Payten, then, can stick or twist. He knows that Dearden (22), hooker Reece Robson (25), lock Reuben Cotter (24) and fullback Scott Drinkwater (26) are long-term bets, but also experienced heads in his spine, especially if he continues with Jason Taumalolo as a pure middle, as he did late last year.

The option might be to add a young halfback who can grow with the group or a veteran to continue the Townsend role, just with more oomph.

The options available give plenty of scope for that. 

(Photo by Cameron Spencer/Getty Images)

Luke Keary, off contract at the Roosters in 2025, brings far more attacking upside and has proven his ability to work both as an organising half and as a creative outlet.

He’s 11 months younger than Townsend and brings a similar amount of experience, but with much more willingness to engage the line and chance his arm, as well as flexibility across both 6 and 7. 

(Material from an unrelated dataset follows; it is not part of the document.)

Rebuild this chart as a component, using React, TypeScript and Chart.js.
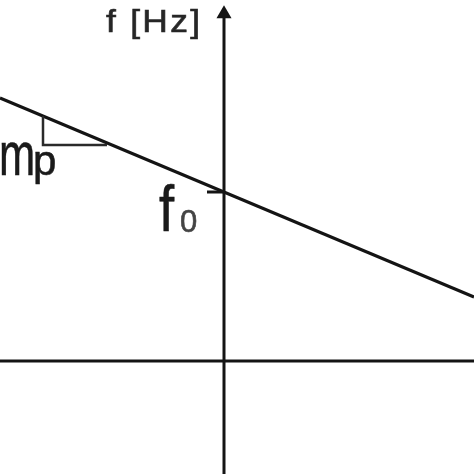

A combination of the veteran halfback edition of Keary and a run-first approach from Dearden, with extra backline magic from Drinkwater is certainly appealing.

At the other end of the scale, Toby Sexton just snuck into the Smart Signings sample size with eight games for the Bulldogs in 2023, and he profiles much like Townsend, but with better creative numbers and better running numbers, both accrued off far less ball. 

His kicking was less evident at the Dogs given Matt Burton’s role as the specialist, but was among the best in the league at the Titans, especially close to the line.

Sexton is still only 22 and, though he got a decent run at the end of last year after joining the Dogs, has not been signed up past 2024 and will have to fight for his place. 

If Payten wants to hand the keys over to Dearden and Drinkwater, he could find much worse alternatives as a steady hand.

(Photo by Mark Metcalfe/Getty Images)

There is a third option, too. St Helens halfback Lewis Dodd has been linked with a move to the NRL for a long time, well before kicking the field goal that downed Penrith back in February, and is entering his last year.

He is yet to turn 22 but has over 60 first grade appearances with a highly dominant team in the Super League, from which he has built a solid body of work as a running threat and a creative presence.

Dodd has achieved plenty already in England and could kick on massively in the NRL, especially if placed in a spine that is already comfortable working together. 

Buying players at 21 from the Super League is inherently risky, as few halves have made it, but Dodd is recognised as one of the best talents of his generation in the UK and, in general, the younger that players get to the NRL the better. 

Sexton is a solid option for 22, with a low ceiling, high floor nature. Dodd might be the opposite. Again, it’s all about what Payten and his recruitment team think this Cowboys team needs.